Russia urges NATO to break promise to Ukraine as part of security package
- Moscow wants scrapping of 2008 promise to Ukraine and Georgia
- Demand already ruled out by Washington
- Proposals on warships, missiles could form basis for talks
MOSCOW, Dec 10 (Reuters) - Russia demanded on Friday that NATO rescind a 2008 commitment to Ukraine and Georgia that they would one day become members and said the alliance should promise not to deploy weapons in countries bordering Russia that could threaten its security.
The demands were spelt out by the Russian foreign ministry in its fullest statement yet on the security guarantees that President Vladimir Putin says he wants to obtain from the United States and its allies.
They included proposals on establishing a regular defence dialogue and avoiding near-misses between military planes and warships that could form the basis of discussion with Washington following a two-hour video call this week between Putin and U.S. President Joe Biden.

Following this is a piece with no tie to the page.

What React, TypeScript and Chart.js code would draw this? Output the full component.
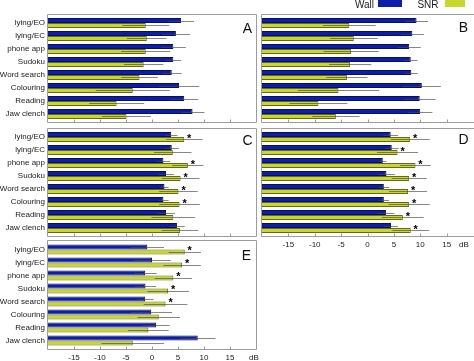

The demand for an effective Russian veto on NATO membership for Ukraine, the most volatile flashpoint in East-West relations, is something that Washington and Kyiv have already categorically ruled out.
NATO Secretary-General Jens Stoltenberg echoed this sentiment and stressed that the alliance's position remained unchanged.
"It is a fundamental principle that every nation has the right to choose its own path ... including what kind of security arrangements it wants to be part of," Stoltenberg told reporters in Brussels late on Friday.
"NATO's relationship with Ukraine is going to be decided by the 30 NATO allies and Ukraine, no one else. We cannot accept that Russia is trying to re-establish a system where big powers ... have spheres of influence, where they can control and decide what other members do."
The foreign ministry in Moscow said NATO was on a path to draw in Ukraine, leading to the deployment of missile systems there that would target Russia.
"Such irresponsible behaviour creates unacceptable threats to our security and provokes serious military risks for all parties involved, right up to the point of a large-scale conflict in Europe," it said.
"In the fundamental interests of European security, it is necessary to formally disavow the decision of the 2008 NATO Bucharest summit that 'Ukraine and Georgia will become NATO members'."
Ukraine and Georgia are former republics of the Soviet Union, in which Russia played a dominant role. Kyiv now accuses Russia of massing tens of thousands of troops on its border in preparation for a possible large-scale military offensive, and Biden told Putin this week he would face severe economic sanctions if that happened.
Russia denies planning any attack but accuses Ukraine and the United States of destabilising behaviour, and has said it needs security guarantees for its own protection.
The foreign ministry said Moscow was proposing a series of steps to reduce tensions, including holding military exercises at agreed limits from Russia-NATO borders and set safe distances between their opposing warships and planes, especially in the Baltic and Black Seas.
Moscow also called for the renewing of a regular defence dialogue with the United States and NATO and urged Washington to join a moratorium on deploying intermediate-range nuclear weapons in Europe.
Earlier, Deputy Foreign Minister Sergei Ryabkov warned Western countries not to dismiss Russia's demands for legally biding security guarantees.
"If our opponents on the other side - above all the United States but also other countries, its allies, so-called like-minded countries - if they refuse, and try and torpedo this, they will inevitably get a further worsening of their own security situation," Ryabkov said.
"Not to agree would mean to move closer towards a big confrontation."